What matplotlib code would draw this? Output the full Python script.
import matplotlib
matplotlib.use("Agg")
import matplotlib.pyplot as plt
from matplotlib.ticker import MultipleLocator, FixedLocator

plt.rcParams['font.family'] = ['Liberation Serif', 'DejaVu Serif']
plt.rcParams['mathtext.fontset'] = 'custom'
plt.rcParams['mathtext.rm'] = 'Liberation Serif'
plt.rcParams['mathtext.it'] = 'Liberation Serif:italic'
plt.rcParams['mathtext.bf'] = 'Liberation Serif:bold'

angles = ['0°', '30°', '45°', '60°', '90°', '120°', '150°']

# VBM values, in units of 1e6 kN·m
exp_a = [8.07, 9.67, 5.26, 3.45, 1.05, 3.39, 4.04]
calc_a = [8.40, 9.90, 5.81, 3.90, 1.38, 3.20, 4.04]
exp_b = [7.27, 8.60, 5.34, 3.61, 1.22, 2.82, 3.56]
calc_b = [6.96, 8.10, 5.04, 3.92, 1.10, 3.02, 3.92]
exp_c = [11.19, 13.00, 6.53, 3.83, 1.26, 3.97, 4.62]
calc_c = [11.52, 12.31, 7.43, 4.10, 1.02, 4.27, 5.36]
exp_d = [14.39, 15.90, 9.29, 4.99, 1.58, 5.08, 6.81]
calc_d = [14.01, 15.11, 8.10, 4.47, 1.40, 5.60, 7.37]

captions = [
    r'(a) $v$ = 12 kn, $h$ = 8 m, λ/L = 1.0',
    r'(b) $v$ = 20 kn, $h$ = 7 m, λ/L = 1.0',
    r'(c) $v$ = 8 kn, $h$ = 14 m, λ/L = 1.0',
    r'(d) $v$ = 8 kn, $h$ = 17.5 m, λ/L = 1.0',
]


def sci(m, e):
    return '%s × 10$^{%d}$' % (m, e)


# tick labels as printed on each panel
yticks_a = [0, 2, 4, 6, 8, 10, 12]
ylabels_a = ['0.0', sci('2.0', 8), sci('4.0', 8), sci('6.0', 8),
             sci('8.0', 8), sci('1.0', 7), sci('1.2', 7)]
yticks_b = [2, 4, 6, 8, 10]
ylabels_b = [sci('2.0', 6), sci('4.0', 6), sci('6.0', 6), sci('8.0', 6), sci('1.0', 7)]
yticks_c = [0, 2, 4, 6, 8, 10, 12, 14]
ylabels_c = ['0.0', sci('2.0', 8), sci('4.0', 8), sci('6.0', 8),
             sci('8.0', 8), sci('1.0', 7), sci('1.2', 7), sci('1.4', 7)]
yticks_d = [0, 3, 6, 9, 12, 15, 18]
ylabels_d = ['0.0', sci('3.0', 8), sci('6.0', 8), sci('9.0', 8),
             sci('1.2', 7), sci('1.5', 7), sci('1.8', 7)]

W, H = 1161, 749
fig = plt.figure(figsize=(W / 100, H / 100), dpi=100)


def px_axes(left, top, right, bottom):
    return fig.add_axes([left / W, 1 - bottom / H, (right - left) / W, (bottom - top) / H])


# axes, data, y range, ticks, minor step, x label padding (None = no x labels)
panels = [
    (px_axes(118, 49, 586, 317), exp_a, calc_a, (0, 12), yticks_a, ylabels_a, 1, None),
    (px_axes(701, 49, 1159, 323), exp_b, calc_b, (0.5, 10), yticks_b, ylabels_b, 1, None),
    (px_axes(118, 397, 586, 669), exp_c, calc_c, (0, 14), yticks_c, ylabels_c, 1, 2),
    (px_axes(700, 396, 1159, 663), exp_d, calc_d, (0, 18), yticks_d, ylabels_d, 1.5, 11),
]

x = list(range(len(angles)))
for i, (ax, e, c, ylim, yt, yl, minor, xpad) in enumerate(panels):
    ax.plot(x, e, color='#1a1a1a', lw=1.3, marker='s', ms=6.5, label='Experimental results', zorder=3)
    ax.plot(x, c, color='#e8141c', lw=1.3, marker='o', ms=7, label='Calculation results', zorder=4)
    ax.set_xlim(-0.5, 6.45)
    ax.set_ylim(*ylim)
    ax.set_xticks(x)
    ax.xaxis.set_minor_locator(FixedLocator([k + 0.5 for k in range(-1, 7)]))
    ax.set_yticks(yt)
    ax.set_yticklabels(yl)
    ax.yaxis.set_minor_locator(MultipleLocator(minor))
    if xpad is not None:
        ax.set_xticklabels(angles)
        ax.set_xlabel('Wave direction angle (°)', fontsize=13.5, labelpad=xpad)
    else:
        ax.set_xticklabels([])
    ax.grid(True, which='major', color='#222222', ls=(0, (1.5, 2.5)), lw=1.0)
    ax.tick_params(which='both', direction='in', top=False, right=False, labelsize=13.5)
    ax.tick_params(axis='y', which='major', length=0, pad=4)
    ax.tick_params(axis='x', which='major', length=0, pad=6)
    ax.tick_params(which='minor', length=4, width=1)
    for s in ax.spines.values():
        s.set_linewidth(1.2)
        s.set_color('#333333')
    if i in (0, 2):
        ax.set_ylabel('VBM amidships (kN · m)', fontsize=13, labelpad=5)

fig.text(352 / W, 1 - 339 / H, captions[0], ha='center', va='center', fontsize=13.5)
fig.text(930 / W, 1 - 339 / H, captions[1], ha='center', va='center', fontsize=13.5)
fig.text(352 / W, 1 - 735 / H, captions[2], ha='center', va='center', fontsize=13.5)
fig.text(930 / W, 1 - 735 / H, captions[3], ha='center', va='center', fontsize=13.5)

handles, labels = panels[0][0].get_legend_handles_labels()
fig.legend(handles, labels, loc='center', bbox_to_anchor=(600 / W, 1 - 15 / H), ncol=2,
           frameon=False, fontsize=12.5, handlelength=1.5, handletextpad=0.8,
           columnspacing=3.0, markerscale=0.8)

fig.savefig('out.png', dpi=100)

---*---

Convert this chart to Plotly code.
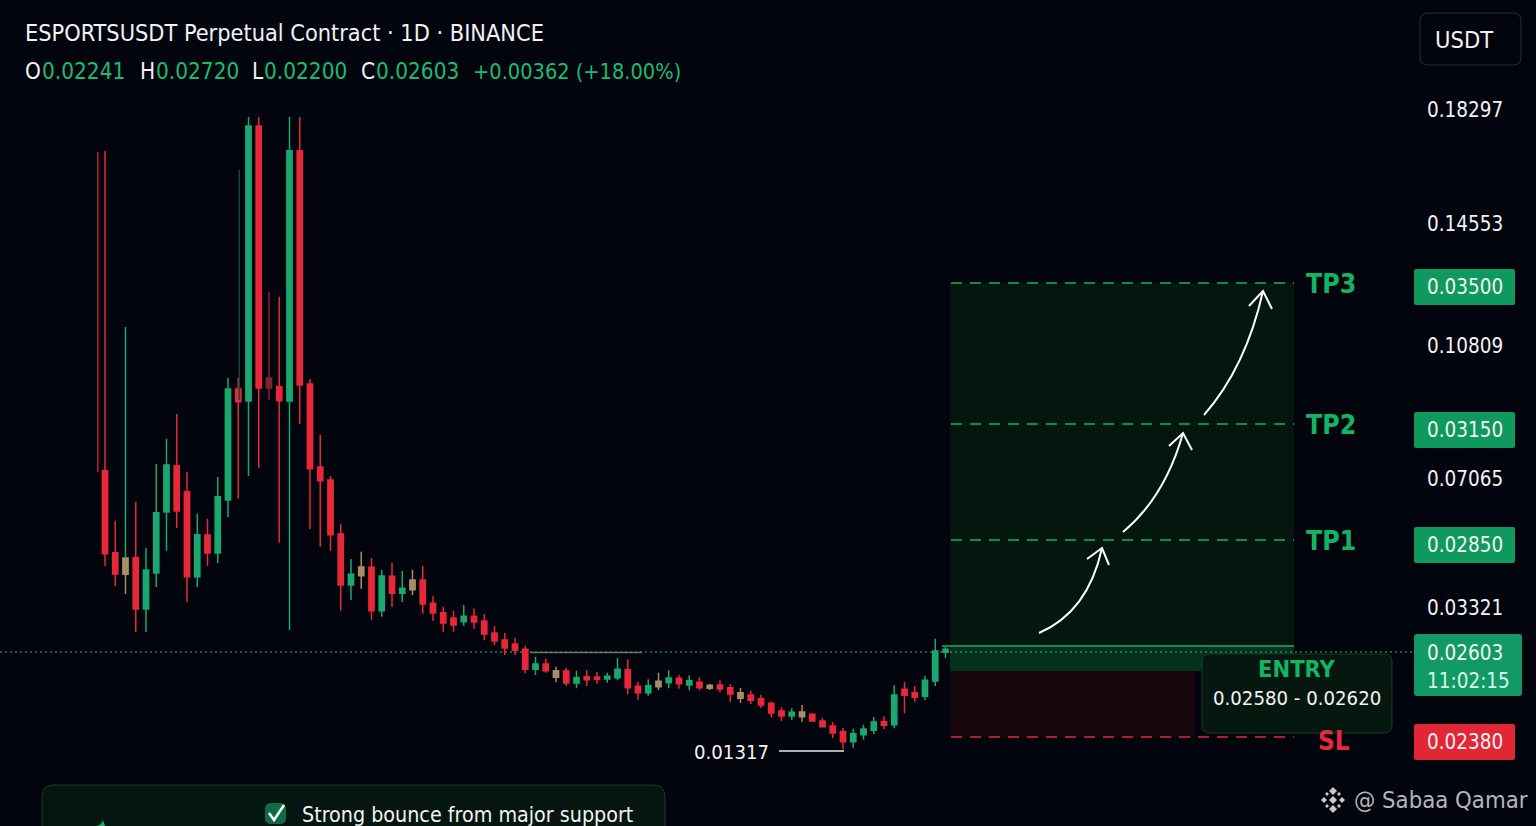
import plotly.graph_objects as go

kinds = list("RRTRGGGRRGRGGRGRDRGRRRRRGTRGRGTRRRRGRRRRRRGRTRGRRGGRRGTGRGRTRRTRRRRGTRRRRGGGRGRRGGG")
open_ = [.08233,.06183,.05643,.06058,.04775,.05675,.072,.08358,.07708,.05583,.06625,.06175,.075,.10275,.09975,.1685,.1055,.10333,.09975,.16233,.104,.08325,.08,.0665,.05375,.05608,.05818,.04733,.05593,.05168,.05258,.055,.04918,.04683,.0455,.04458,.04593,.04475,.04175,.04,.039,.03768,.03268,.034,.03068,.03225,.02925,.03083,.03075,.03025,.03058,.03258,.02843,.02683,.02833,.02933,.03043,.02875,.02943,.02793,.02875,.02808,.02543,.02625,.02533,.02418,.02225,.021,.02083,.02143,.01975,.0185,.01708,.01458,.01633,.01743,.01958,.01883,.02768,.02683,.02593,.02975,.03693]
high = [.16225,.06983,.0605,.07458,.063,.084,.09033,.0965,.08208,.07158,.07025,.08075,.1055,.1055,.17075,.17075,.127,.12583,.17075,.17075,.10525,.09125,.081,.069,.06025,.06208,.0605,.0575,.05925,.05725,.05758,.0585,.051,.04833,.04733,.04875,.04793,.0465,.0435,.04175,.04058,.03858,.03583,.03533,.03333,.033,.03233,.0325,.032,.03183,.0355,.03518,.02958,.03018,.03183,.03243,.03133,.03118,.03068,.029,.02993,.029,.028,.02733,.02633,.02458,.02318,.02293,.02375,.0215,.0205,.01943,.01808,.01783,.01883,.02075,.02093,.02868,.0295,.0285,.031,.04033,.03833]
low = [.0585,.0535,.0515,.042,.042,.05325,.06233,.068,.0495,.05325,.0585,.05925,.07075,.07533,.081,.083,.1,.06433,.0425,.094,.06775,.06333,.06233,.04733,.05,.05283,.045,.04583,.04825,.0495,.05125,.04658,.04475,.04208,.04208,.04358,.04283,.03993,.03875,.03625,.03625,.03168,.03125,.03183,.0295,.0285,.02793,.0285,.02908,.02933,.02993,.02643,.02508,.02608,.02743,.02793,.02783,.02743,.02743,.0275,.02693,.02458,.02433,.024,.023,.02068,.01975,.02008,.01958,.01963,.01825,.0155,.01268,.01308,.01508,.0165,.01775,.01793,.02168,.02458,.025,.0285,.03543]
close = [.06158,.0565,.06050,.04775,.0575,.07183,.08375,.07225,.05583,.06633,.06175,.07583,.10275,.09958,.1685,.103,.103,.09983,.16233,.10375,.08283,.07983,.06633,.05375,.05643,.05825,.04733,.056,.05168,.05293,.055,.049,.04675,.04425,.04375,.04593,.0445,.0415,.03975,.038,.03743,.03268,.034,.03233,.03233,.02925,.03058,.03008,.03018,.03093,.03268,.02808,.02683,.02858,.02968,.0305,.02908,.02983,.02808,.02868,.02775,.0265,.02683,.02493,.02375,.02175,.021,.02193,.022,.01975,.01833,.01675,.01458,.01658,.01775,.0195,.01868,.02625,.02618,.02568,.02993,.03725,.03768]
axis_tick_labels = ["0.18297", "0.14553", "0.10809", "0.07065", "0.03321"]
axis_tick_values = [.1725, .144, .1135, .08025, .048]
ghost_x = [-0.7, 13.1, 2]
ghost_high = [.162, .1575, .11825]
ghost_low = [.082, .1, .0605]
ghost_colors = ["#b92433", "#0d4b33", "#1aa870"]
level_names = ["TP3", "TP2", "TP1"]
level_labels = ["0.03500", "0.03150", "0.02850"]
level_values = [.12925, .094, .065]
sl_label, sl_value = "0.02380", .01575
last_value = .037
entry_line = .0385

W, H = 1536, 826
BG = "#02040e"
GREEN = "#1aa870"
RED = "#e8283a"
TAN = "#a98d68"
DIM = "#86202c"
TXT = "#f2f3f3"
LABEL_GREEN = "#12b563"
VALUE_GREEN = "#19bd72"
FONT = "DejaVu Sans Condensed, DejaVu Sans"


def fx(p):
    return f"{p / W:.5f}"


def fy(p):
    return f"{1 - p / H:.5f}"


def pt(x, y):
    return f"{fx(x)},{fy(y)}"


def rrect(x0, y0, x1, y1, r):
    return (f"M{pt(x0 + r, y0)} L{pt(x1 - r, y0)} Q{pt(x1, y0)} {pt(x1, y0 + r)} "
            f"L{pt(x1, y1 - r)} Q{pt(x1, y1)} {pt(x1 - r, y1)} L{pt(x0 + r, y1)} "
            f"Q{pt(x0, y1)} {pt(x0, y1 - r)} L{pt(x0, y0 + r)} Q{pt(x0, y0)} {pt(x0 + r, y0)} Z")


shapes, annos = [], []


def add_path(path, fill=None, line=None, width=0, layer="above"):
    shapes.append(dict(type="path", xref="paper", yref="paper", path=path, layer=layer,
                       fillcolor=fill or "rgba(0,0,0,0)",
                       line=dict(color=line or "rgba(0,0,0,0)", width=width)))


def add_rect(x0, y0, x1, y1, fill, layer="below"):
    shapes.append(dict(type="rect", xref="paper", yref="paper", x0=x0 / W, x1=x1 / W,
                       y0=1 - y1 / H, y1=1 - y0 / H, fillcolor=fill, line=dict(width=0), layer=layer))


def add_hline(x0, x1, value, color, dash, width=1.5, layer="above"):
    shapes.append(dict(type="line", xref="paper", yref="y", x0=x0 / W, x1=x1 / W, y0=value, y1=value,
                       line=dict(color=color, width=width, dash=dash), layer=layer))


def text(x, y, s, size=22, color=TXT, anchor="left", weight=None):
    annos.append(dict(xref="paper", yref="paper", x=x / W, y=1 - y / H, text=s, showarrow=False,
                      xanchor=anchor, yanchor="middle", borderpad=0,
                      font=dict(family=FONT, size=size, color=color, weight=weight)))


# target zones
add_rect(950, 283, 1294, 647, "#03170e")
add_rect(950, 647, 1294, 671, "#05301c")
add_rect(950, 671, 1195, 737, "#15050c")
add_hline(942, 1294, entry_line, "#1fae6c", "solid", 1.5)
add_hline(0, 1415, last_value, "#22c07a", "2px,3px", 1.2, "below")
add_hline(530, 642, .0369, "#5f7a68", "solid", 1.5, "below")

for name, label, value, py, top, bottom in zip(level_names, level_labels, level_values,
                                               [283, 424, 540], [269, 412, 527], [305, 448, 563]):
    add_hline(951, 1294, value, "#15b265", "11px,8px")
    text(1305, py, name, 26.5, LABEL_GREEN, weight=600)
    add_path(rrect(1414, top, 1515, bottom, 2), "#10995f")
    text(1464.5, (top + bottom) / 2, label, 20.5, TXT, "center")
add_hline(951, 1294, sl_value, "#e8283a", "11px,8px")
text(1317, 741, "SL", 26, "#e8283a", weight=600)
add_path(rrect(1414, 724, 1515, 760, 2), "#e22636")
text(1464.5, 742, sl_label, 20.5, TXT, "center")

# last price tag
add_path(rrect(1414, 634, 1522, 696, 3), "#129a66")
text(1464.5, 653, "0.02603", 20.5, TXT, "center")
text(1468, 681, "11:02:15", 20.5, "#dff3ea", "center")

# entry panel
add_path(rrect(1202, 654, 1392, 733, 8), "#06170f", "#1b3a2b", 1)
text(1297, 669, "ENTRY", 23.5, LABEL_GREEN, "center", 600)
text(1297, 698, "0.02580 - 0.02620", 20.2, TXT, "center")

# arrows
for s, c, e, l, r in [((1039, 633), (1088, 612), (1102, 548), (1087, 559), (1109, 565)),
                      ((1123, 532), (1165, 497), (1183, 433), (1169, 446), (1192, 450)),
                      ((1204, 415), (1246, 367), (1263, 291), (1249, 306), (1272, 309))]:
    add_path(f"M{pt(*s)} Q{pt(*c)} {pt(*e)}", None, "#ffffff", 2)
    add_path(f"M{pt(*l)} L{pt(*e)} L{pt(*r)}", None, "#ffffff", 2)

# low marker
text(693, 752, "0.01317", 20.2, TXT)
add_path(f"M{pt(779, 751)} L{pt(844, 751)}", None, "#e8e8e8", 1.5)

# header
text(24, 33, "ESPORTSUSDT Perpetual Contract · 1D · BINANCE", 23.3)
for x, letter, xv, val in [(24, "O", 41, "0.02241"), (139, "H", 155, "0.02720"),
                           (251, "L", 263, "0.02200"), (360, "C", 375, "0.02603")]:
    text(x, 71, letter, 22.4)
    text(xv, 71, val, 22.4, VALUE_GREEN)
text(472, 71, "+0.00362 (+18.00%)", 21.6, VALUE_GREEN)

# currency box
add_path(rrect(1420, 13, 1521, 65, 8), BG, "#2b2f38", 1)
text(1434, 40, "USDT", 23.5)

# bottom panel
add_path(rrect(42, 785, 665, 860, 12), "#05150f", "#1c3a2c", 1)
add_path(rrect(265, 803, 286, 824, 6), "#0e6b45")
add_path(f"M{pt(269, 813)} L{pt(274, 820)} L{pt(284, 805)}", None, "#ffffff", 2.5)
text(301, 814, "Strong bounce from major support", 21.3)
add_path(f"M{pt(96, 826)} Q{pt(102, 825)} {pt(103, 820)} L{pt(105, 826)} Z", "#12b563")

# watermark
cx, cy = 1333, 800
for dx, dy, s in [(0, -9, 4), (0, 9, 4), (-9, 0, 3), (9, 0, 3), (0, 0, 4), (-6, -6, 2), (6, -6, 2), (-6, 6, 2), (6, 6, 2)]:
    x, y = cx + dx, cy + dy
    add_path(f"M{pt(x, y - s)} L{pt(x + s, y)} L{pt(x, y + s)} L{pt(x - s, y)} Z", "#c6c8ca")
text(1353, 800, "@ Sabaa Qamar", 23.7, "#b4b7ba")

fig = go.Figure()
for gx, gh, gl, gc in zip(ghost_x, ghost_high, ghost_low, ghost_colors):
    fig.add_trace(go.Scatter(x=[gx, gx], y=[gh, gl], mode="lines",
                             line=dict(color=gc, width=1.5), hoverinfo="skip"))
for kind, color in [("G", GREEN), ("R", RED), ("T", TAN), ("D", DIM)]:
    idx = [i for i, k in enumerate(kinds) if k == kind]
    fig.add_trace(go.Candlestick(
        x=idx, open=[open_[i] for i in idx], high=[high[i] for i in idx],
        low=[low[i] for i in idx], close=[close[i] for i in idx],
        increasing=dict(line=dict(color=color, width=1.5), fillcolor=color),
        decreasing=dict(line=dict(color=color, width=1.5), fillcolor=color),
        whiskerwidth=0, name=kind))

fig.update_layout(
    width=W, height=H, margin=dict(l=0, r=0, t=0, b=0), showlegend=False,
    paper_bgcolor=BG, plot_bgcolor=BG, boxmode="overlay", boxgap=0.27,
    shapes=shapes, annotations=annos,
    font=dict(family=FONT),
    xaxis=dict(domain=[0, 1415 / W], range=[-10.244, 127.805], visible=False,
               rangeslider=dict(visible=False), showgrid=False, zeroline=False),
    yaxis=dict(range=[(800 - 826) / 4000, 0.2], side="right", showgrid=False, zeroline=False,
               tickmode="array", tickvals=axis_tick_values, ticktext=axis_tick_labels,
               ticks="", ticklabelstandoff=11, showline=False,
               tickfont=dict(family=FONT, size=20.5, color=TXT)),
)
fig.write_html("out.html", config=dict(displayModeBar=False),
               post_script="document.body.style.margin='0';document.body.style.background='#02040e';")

---*---

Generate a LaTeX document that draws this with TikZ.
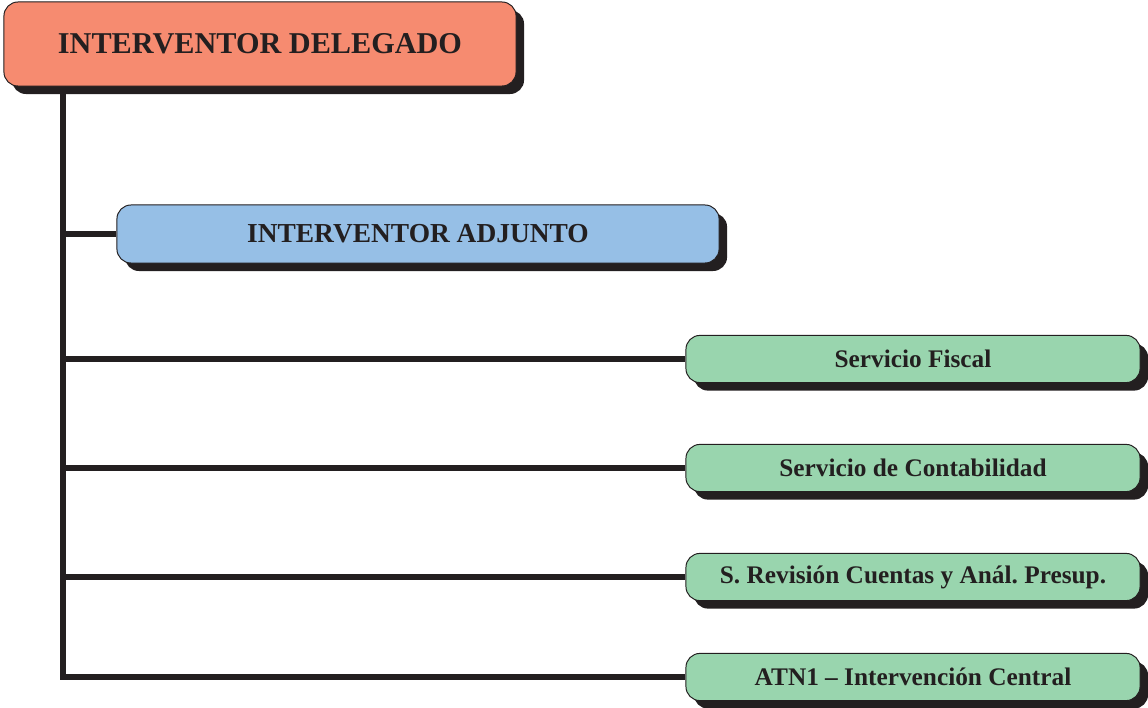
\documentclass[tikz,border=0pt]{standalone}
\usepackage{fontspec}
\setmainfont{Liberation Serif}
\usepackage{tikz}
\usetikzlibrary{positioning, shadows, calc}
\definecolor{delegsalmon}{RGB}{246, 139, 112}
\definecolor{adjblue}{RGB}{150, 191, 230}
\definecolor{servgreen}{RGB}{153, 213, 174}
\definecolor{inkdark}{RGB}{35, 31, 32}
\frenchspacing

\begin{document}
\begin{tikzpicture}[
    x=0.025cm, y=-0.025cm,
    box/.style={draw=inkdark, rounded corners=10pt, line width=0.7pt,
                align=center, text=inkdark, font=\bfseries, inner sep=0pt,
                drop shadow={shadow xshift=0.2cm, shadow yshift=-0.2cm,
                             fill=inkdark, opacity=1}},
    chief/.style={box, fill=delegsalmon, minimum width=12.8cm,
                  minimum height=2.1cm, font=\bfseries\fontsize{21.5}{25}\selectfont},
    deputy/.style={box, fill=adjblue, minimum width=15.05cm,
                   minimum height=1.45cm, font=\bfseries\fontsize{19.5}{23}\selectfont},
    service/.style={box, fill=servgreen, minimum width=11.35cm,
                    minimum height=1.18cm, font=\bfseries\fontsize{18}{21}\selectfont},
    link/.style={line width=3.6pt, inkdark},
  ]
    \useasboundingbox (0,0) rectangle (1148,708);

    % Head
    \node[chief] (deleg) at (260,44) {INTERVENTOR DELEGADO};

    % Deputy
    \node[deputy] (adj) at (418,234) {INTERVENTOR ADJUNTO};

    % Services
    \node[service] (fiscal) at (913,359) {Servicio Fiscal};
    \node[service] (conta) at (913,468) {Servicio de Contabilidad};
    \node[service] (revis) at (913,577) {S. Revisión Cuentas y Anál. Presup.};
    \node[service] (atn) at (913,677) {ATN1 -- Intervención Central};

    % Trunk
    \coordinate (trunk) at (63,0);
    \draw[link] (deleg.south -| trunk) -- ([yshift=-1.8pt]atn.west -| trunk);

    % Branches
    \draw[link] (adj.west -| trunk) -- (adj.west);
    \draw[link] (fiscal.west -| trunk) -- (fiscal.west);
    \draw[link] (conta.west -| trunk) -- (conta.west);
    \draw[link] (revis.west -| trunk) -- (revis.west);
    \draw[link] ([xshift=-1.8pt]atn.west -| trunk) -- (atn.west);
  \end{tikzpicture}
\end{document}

---*---

## Stated goal
Retype exactly the lines from the one with "Convert this chart to Plotly code." through the one with "import plotly.graph_objects as go", both included, and nothing else; leave out the pictures.

## Reply to the exercise
Convert this chart to Plotly code.
import plotly.graph_objects as go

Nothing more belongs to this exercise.